From an interview with Lori G. Armstrong at New Mystery Reader:
Your main character, PI Julie Collins, is refreshingly different from the squeaky clean, sober, smoke-free, celibate-unless-married, and politically correct versions of many PI's out there these days. What inspired you to go down this potentially risky road with a heroine who breaks every rule as opposed to the safer Mrs. Marple type?Read the full Q & A.
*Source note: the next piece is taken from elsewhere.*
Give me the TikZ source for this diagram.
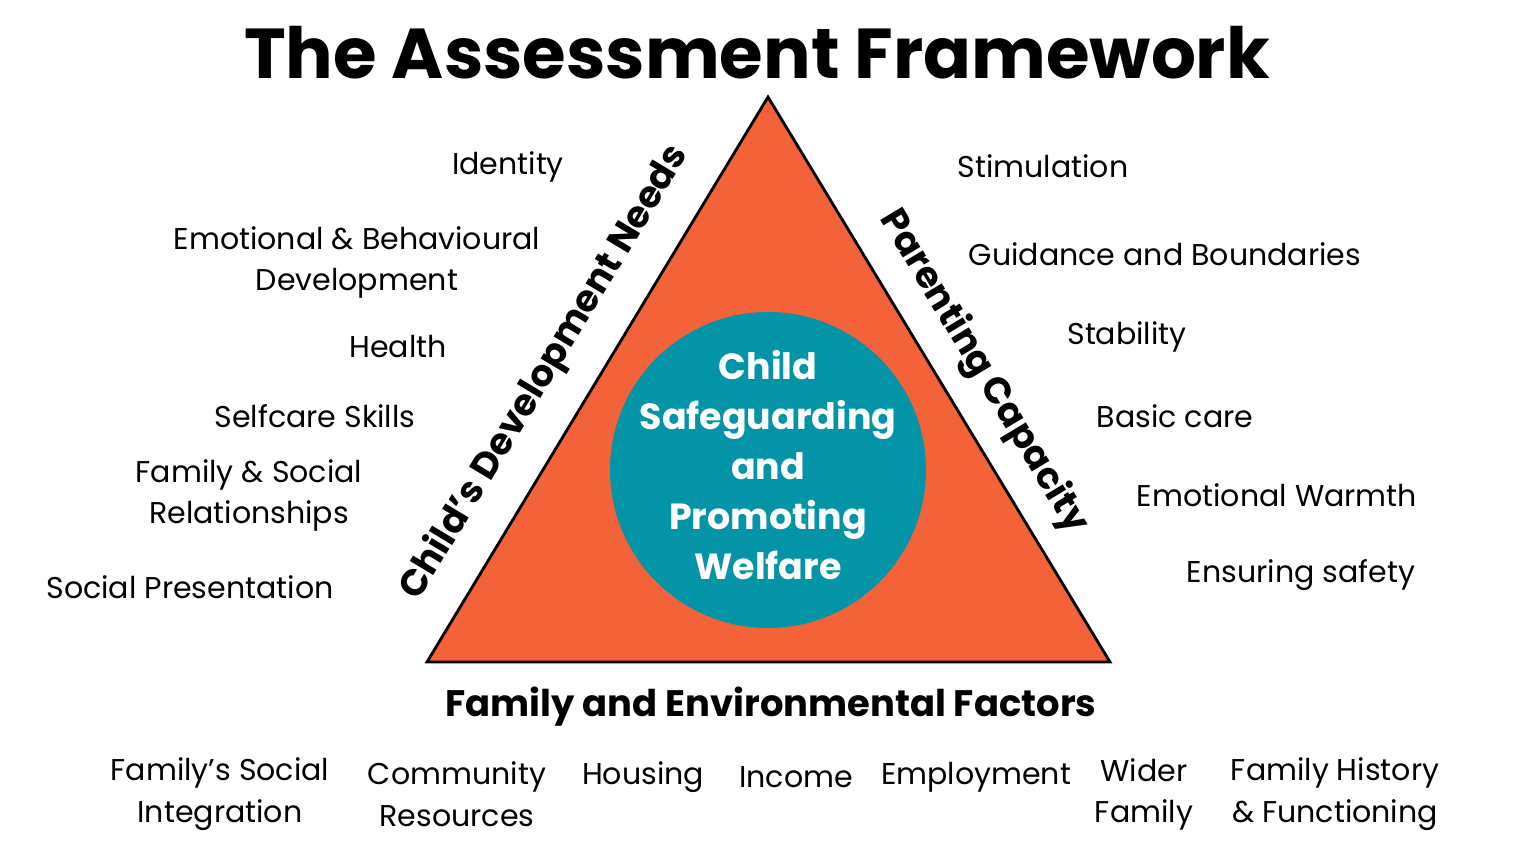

I’d like to say I created Julie because I’m a rebel and I wanted the “bad girl with a heart of gold” story told accurately in the PI niche of the mystery world, and who better than a real bad girl like me to tell it? (Insert hysterical laughter) I didn’t intentionally set out to write Julie as the anti-Marple (zero offense to Marple fans) she just sort of blew onto the page in all her angry, chain-smoking, tequila swilling, cussing, sexual glory. I’ve always been drawn to stronger female characters, the mythic warrior goddesses, the iconic female PI’s, the pretty girls who hide discomfort from also having big brains behind smart-ass quips and foul language. Julie is a woman who gets knocked down, and gets back up. She is also a woman who won’t apologize for her opinions or her sexuality. She’s ballsy, and that makes some folks uncomfortable. Oddly enough, I find she makes more women readers uncomfortable than men readers. Someone once asked me if I’d hang out with Julie (after she finally believed I wasn’t actually Julie Collins in a suburban housewife/mother disguise) and I had to think about it, but the answer is yes, despite the fact Julie’s always getting into bar fights.